2. **The -4.0 μC charge at x=16 m:** This charge is negative, and my test charge is positive, so they attract (pull towards each other). Since the -4.0 μC charge is at x=16 m (to the right of the origin), it would pull the test charge at x=0 towards the **right**.
Its strength is 4.0 divided by the square of its distance (16.0 meters * 16.0 meters = 256). So, the strength is 4.0 / 256 = 0.015625. This is a pull to the **right**.

Next, I found the total push or pull from these two charges combined.
I had a "push left" of 0.09375 and a "pull right" of 0.015625. Since the "push left" is bigger, the total effect of these two charges is still a push to the left.
The net "leftward push" is 0.09375 - 0.015625 = 0.078125.

Finally, for any charge at the origin to feel no force at all, the third charge (which is at x=24 m) needs to perfectly balance this net "leftward push". This means the third charge must create a "pull" of 0.078125 to the **right**.
Since the third charge is at x=24 m (to the right of the origin) and needs to pull a positive test charge towards the right, it must be a **negative** charge (because opposite charges attract).
I need to find the value of this negative charge (let's call it Q3).
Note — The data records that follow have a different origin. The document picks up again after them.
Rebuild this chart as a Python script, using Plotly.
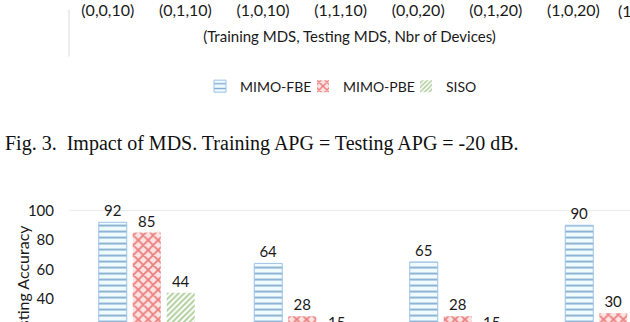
import plotly.graph_objects as go

W, H = 630, 322

# ---- data ----
top_categories = ["(0,0,10)", "(0,1,10)", "(1,0,10)", "(1,1,10)",
                  "(0,0,20)", "(0,1,20)", "(1,0,20)", "(1,1,20)"]
top_axis_title = "(Training MDS, Testing MDS, Nbr of Devices)"

series_names = ["MIMO-FBE", "MIMO-PBE", "SISO"]
bottom_categories = ["G1", "G2", "G3", "G4"]
fbe_values = [92, 64, 65, 90]
pbe_values = [85, 28, 28, 30]
siso_values = [44, 15, 15, 15]
y_ticks = [40, 60, 80, 100]
y_title = "Testing Accuracy"
caption = "Fig. 3.\u00a0 Impact of MDS. Training APG = Testing APG = -20 dB."

FONT = "Lato"
TXT = "#1a1a1a"

def px_x(p):
    return p / W

def px_y(p):
    return 1 - p / H

BARGAP = 0.344
BARGROUPGAP = 0.176
Y2_MAX = 100
Y2_MIN = Y2_MAX - (H - 207) / 1.515

fig = go.Figure()

# top (cropped) chart axis - invisible carrier trace for categories
fig.add_trace(go.Scatter(
    x=top_categories, y=[0] * len(top_categories), mode="markers",
    marker=dict(opacity=0), showlegend=False, hoverinfo="skip",
    xaxis="x", yaxis="y"))

styles = [
    dict(color="#effbff", pattern=dict(shape="-", fgcolor="#1a5a9e", bgcolor="#effbff",
                                        size=6, solidity=0.3),
         line=dict(color="#9dc3e6", width=1)),
    dict(color="#fde3e3", pattern=dict(shape="x", fgcolor="#d81818", bgcolor="#fde3e3",
                                        size=7, solidity=0.45),
         line=dict(color="#d81818", width=0)),
    dict(color="#ffffff", pattern=dict(shape="/", fgcolor="#63a040", bgcolor="#ffffff",
                                        size=4, solidity=0.5),
         line=dict(color="#70ad47", width=0)),
]
all_values = [fbe_values, pbe_values, siso_values]
for name, vals, st in zip(series_names, all_values, styles):
    fig.add_trace(go.Bar(
        x=bottom_categories, y=vals, name=name, marker=st,
        text=[str(v) for v in vals], textposition="outside",
        textfont=dict(family=FONT, size=15, color=TXT),
        cliponaxis=False, xaxis="x2", yaxis="y2"))

# labels of bars whose tops fall below the visible range
slot = (1 - BARGAP) / len(series_names)
for si, vals in enumerate(all_values):
    for ci, v in enumerate(vals):
        if v < Y2_MIN:
            fig.add_annotation(
                text=str(v), xref="x2", yref="y2 domain",
                x=ci + (si - (len(series_names) - 1) / 2) * slot,
                y=(v - Y2_MIN) / (Y2_MAX - Y2_MIN),
                yanchor="bottom", yshift=2, showarrow=False,
                font=dict(family=FONT, size=15, color=TXT))

n_vis_top = (W - 69) / 77.6
n_vis_bot = (W - 69) / 155.5

fig.update_layout(
    width=W, height=H,
    margin=dict(l=0, r=0, t=0, b=0),
    paper_bgcolor="white", plot_bgcolor="rgba(0,0,0,0)",
    font=dict(family=FONT, size=14, color=TXT),
    barmode="group", bargap=BARGAP, bargroupgap=BARGROUPGAP,
    xaxis=dict(domain=[px_x(69), 1], type="category",
               categoryorder="array", categoryarray=top_categories,
               range=[-0.5, -0.5 + n_vis_top],
               showgrid=False, zeroline=False, showline=False, ticks="",
               tickfont=dict(family=FONT, size=16, color=TXT),
               ticklabelstandoff=-12,
               title=dict(text=top_axis_title, standoff=13,
                          font=dict(family=FONT, size=15, color=TXT)),
               anchor="y", fixedrange=True),
    yaxis=dict(domain=[1 - 1 / H, 1], visible=False, range=[0, 1]),
    xaxis2=dict(domain=[px_x(69), 1], type="category",
                range=[-0.5, -0.5 + n_vis_bot],
                showgrid=False, zeroline=False, showline=False,
                showticklabels=False, ticks="", anchor="y2"),
    yaxis2=dict(domain=[0, (H - 207) / H], range=[Y2_MIN, Y2_MAX],
                tickvals=y_ticks, showgrid=False, zeroline=False, showline=False,
                tickfont=dict(family=FONT, size=15, color=TXT),
                ticklabelstandoff=14, anchor="x2"),
    legend=dict(orientation="h", x=px_x(200), xanchor="left",
                y=px_y(79), yanchor="middle",
                font=dict(family=FONT, size=14, color=TXT),
                entrywidth=58, bgcolor="rgba(0,0,0,0)"),
    showlegend=True,
)

# partially visible 8th category label of the top chart
fig.add_annotation(text=top_categories[7], xref="paper", yref="paper",
                   x=px_x(616), y=px_y(0), xanchor="left", yanchor="middle",
                   showarrow=False, font=dict(family=FONT, size=16, color=TXT))

# y-axis title of lower chart (cropped)
fig.add_annotation(text=y_title, textangle=-90, xref="paper", yref="paper",
                   x=px_x(22), y=px_y(283), xanchor="center", yanchor="middle",
                   showarrow=False, font=dict(family=FONT, size=16, color=TXT))

# caption
fig.add_annotation(text=caption, xref="paper", yref="paper",
                   x=px_x(3), y=px_y(138), xanchor="left", yanchor="middle",
                   showarrow=False,
                   font=dict(family="Liberation Serif", size=20, color="#111111"))

# chart border fragment and top gridline
fig.add_shape(type="line", xref="paper", yref="paper",
              x0=px_x(69), x1=px_x(69), y0=px_y(0), y1=px_y(48),
              line=dict(color="#d9d9d9", width=1))
fig.add_shape(type="line", xref="paper", yref="y2",
              x0=px_x(69), x1=1, y0=100, y1=100,
              line=dict(color="#d9d9d9", width=1), layer="below")

fig.write_html("out.html",
               config={"displayModeBar": False},
               post_script="document.body.style.margin='0';"
                           "document.body.style.overflow='hidden';")
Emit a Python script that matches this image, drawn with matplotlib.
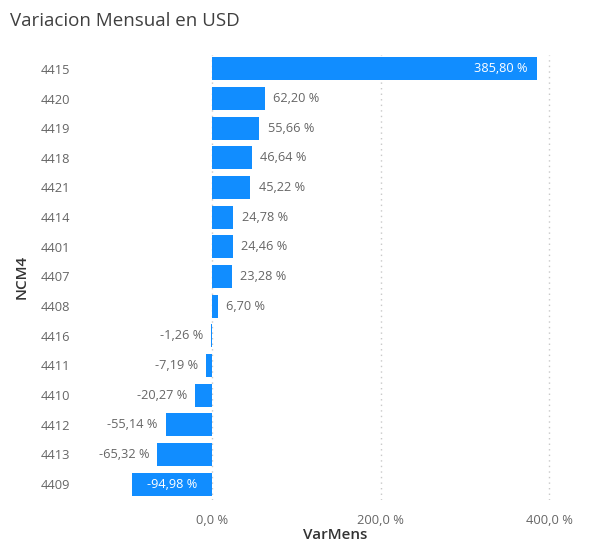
import matplotlib.pyplot as plt

# data
codes = ["4415", "4420", "4419", "4418", "4421", "4414", "4401", "4407",
         "4408", "4416", "4411", "4410", "4412", "4413", "4409"]
var_mens = [385.80, 62.20, 55.66, 46.64, 45.22, 24.78, 24.46, 23.28,
            6.70, -1.26, -7.19, -20.27, -55.14, -65.32, -94.98]
x_ticks = [0, 200, 400]

plt.rcParams['font.family'] = ['Open Sans', 'DejaVu Sans']

blue = '#118DFF'
gray = '#666666'

fig = plt.figure(figsize=(6.08, 5.49), dpi=100)
ax = fig.add_axes([0.204, 0.089, 0.738, 0.811])

ypos = list(range(len(codes)))
ax.barh(ypos, var_mens, height=0.78, color=blue, zorder=3)

def fmt(v):
    return f"{v:.2f} %".replace('.', ',')

for y, v in zip(ypos, var_mens):
    if v > 300:
        ax.annotate(fmt(v), (v, y), xytext=(-7, 0), textcoords='offset points',
                    ha='right', va='center', color='white', fontsize=9.2, zorder=4)
    elif v < -90:
        ax.text(v / 2, y, fmt(v), ha='center', va='center', color='white',
                fontsize=9.2, zorder=4)
    elif v >= 0:
        ax.annotate(fmt(v), (v, y), xytext=(6, 0), textcoords='offset points',
                    ha='left', va='center', color=gray, fontsize=9.2)
    else:
        ax.annotate(fmt(v), (v, y), xytext=(-6, 0), textcoords='offset points',
                    ha='right', va='center', color=gray, fontsize=9.2)

ax.set_xlim(-105, 428)
ax.set_ylim(14.54, -0.47)
ax.set_yticks(ypos)
ax.set_yticklabels(codes, ha='left')
ax.set_xticks(x_ticks)
ax.set_xticklabels([f"{t:.1f} %".replace('.', ',') for t in x_ticks])
ax.tick_params(axis='y', length=0, pad=60, labelsize=9.3, labelcolor=gray)
ax.tick_params(axis='x', length=0, pad=10, labelsize=9.3, labelcolor=gray)

ax.grid(axis='x', color='#c8c8c8', linestyle=(0, (1, 3)), linewidth=1, zorder=0)
for s in ax.spines.values():
    s.set_visible(False)

fig.text(0.551, 0.012, 'VarMens', ha='center', va='bottom',
         fontsize=11, color='#333333', fontweight='semibold')
fig.text(0.036, 0.495, 'NCM4', rotation=90, ha='center', va='center',
         fontsize=11, color='#333333', fontweight='semibold')

fig.text(0.016, 0.962, 'Variacion Mensual en USD', ha='left', va='center',
         fontsize=13.5, color='#404040')

fig.savefig('out.png', dpi=100)
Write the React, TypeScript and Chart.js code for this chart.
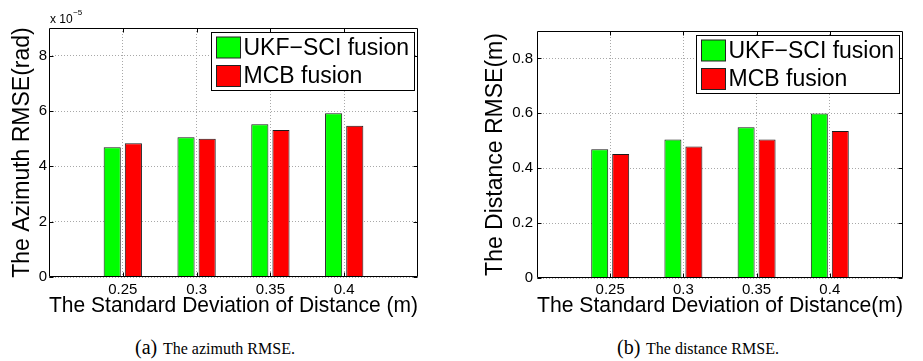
import React, { useEffect, useRef } from "react";
import { Chart, registerables } from "chart.js";

Chart.register(...registerables);

// ---- data ----
const noiseLevels = [0.25, 0.3, 0.35, 0.4]; // std. deviation of distance (m)
const azimuthUKF = [4.69, 5.05, 5.52, 5.92]; // x 1e-5 rad
const azimuthMCB = [4.83, 5.0, 5.31, 5.47]; // x 1e-5 rad
const distanceUKF = [0.469, 0.505, 0.549, 0.599]; // m
const distanceMCB = [0.452, 0.479, 0.505, 0.536]; // m
const seriesNames = ["UKF\u2212SCI fusion", "MCB fusion"];
const seriesColors = ["#00ff00", "#ff0000"];
const azimuthTicks = [0, 2, 4, 6, 8];
const distanceTicks = [0, 0.2, 0.4, 0.6, 0.8];

const SANS = "'Liberation Sans', Arial, Helvetica, sans-serif";
const SERIF = "'Liberation Serif', 'Times New Roman', serif";

const fmt = (v: number) => String(Number(Number(v).toFixed(3)));

// frame with inward ticks, MATLAB style
const framePlugin = {
  id: "frame",
  afterDatasetsDraw(chart: any) {
    const { ctx, chartArea: a, scales } = chart;
    const L = Math.round(a.left) + 0.5;
    const R = Math.round(a.right) - 0.5;
    const T = Math.round(a.top) + 0.5;
    const B = Math.round(a.bottom) - 0.5;
    const tl = 4;
    ctx.save();
    ctx.strokeStyle = "#000";
    ctx.lineWidth = 1;
    ctx.setLineDash([]);
    ctx.beginPath();
    ctx.rect(L, T, R - L, B - T);
    scales.x.ticks.forEach((t: any) => {
      const x = Math.round(scales.x.getPixelForValue(t.value)) + 0.5;
      ctx.moveTo(x, B);
      ctx.lineTo(x, B - tl);
      ctx.moveTo(x, T);
      ctx.lineTo(x, T + tl);
    });
    scales.y.ticks.forEach((t: any) => {
      const y = Math.round(scales.y.getPixelForValue(t.value)) + 0.5;
      ctx.moveTo(L, y);
      ctx.lineTo(L + tl, y);
      ctx.moveTo(R, y);
      ctx.lineTo(R - tl, y);
    });
    ctx.stroke();
    ctx.restore();
  },
};

// legend box inside the top-right corner of the axes
const boxLegendPlugin = {
  id: "boxLegend",
  afterDraw(chart: any) {
    const { ctx, chartArea: a } = chart;
    const w = 203;
    const h = 58;
    const x0 = Math.round(a.right - 4 - w) + 0.5;
    const y0 = Math.round(a.top + 4) + 0.5;
    ctx.save();
    ctx.fillStyle = "#fff";
    ctx.fillRect(x0, y0, w, h);
    ctx.strokeStyle = "#000";
    ctx.lineWidth = 1;
    ctx.strokeRect(x0, y0, w, h);
    ctx.font = `23px ${SANS}`;
    ctx.textBaseline = "middle";
    ctx.textAlign = "left";
    chart.data.datasets.forEach((ds: any, i: number) => {
      const sy = y0 + 4.5 + i * 28.5;
      ctx.fillStyle = ds.backgroundColor;
      ctx.fillRect(x0 + 5, sy, 24, 21);
      ctx.strokeStyle = "#222";
      ctx.strokeRect(x0 + 5, sy, 24, 21);
      ctx.fillStyle = "#000";
      ctx.fillText(ds.label, x0 + 32, sy + 11.5);
    });
    ctx.restore();
  },
};

// "x 10^-5" multiplier above the y axis
const expPlugin = {
  id: "expLabel",
  afterDraw(chart: any, _args: any, opts: any) {
    if (!opts || !opts.exp) return;
    const { ctx, chartArea: a } = chart;
    ctx.save();
    ctx.fillStyle = "#000";
    ctx.textAlign = "left";
    ctx.textBaseline = "alphabetic";
    ctx.font = `12px ${SANS}`;
    const base = "x 10";
    const x = a.left + 1;
    ctx.fillText(base, x, 23);
    const w = ctx.measureText(base).width;
    ctx.font = `8px ${SANS}`;
    ctx.fillText(opts.exp, x + w + 0.5, 15);
    ctx.restore();
  },
};

type PanelProps = {
  left: number;
  width: number;
  height: number;
  areaLeft: number;
  areaRight: number;
  areaTop: number;
  areaBottom: number;
  ukf: number[];
  mcb: number[];
  yTicks: number[];
  yMax: number;
  yTitle: string;
  xTitle: string;
  yTitlePad: number;
  yTickPad: number;
  xTickPad: number;
  exp?: string;
};

function Panel(p: PanelProps) {
  const ref = useRef<HTMLCanvasElement | null>(null);
  useEffect(() => {
    if (!ref.current) return;
    const mk = (vals: number[], i: number) => ({
      label: seriesNames[i],
      data: noiseLevels.map((x, k) => ({ x, y: vals[k] })),
      backgroundColor: seriesColors[i],
      borderColor: "#1a1a1a",
      borderWidth: 1,
      barPercentage: 0.81,
      categoryPercentage: 0.573,
    });
    const chart = new Chart(ref.current, {
      type: "bar",
      data: { datasets: [mk(p.ukf, 0), mk(p.mcb, 1)] as any },
      plugins: [framePlugin, boxLegendPlugin, expPlugin],
      options: {
        responsive: false,
        animation: false,
        devicePixelRatio: 1,
        layout: {
          padding: {
            left: 0,
            top: p.areaTop,
            right: p.width - p.areaRight,
            bottom: 0,
          },
        },
        plugins: {
          legend: { display: false },
          tooltip: { enabled: false },
          expLabel: { exp: p.exp },
        } as any,
        scales: {
          x: {
            type: "linear",
            min: 0.2,
            max: 0.45,
            offset: false,
            afterBuildTicks: (s: any) => {
              s.ticks = noiseLevels.map((v) => ({ value: v }));
            },
            afterFit: (s: any) => {
              s.height = p.height - p.areaBottom;
            },
            grid: {
              offset: false,
              drawTicks: false,
              color: "#a8a8a8",
              lineWidth: 1,
            },
            border: { display: false, dash: [1, 2] },
            ticks: {
              padding: p.xTickPad,
              color: "#000",
              font: { family: SANS, size: 15 },
              callback: (v: any) => fmt(v),
              maxRotation: 0,
            },
            title: {
              display: true,
              text: p.xTitle,
              color: "#000",
              font: { family: SANS, size: 22.7, lineHeight: 1 },
              padding: { top: 0, bottom: 7.5 },
            },
          },
          y: {
            type: "linear",
            min: 0,
            max: p.yMax,
            afterBuildTicks: (s: any) => {
              s.ticks = p.yTicks.map((v) => ({ value: v }));
            },
            afterFit: (s: any) => {
              s.width = p.areaLeft;
            },
            grid: {
              drawTicks: false,
              color: "#a8a8a8",
              lineWidth: 1,
            },
            border: { display: false, dash: [1, 2] },
            ticks: {
              padding: p.yTickPad,
              color: "#000",
              font: { family: SANS, size: 15 },
              callback: (v: any) => fmt(v),
            },
            title: {
              display: true,
              text: p.yTitle,
              color: "#000",
              font: { family: SANS, size: 23, lineHeight: 1 },
              padding: { top: p.yTitlePad, bottom: 0 },
            },
          },
        },
      } as any,
    });
    return () => chart.destroy();
  }, []);
  return (
    <canvas
      ref={ref}
      width={p.width}
      height={p.height}
      style={{
        position: "absolute",
        left: p.left,
        top: 0,
        width: p.width,
        height: p.height,
        display: "block",
      }}
    />
  );
}

function Caption({ left, tag, text }: { left: number; tag: string; text: string }) {
  return (
    <div
      style={{
        position: "absolute",
        left,
        top: 334.5,
        fontFamily: SERIF,
        fontSize: 20,
        lineHeight: "24px",
        whiteSpace: "nowrap",
        color: "#000",
      }}
    >
      {tag}
      <span style={{ fontSize: 16, marginLeft: 2 }}> {text}</span>
    </div>
  );
}

export default function App() {
  return (
    <div
      style={{
        position: "absolute",
        left: 0,
        top: 0,
        width: 923,
        height: 361,
        background: "#fff",
        overflow: "hidden",
      }}
    >
      <Panel
        left={0}
        width={460}
        height={325}
        areaLeft={49}
        areaRight={418}
        areaTop={28}
        areaBottom={277}
        ukf={azimuthUKF}
        mcb={azimuthMCB}
        yTicks={azimuthTicks}
        yMax={9}
        yTitle="The Azimuth RMSE(rad)"
        xTitle="The Standard Deviation of Distance (m)"
        yTitlePad={11}
        yTickPad={2}
        xTickPad={4}
        exp={"\u22125"}
      />
      <Panel
        left={460}
        width={463}
        height={325}
        areaLeft={77}
        areaRight={443}
        areaTop={31}
        areaBottom={278}
        ukf={distanceUKF}
        mcb={distanceMCB}
        yTicks={distanceTicks}
        yMax={0.9}
        yTitle="The Distance RMSE(m)"
        xTitle="The Standard Deviation of Distance(m)"
        yTitlePad={24.5}
        yTickPad={4}
        xTickPad={3}
      />
      <Caption left={135} tag="(a)" text="The azimuth RMSE." />
      <Caption left={617} tag="(b)" text="The distance RMSE." />
    </div>
  );
}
Its strength is calculated as Q3 divided by the square of its distance from the origin (24.0 meters * 24.0 meters = 576).
So, Q3 / 576 must be equal to 0.078125.
To find Q3, I multiply: Q3 = 0.078125 * 576 = 45.
Since we determined that the charge must be negative to pull the test charge to the right, the charge Q3 must be **-45 μC**.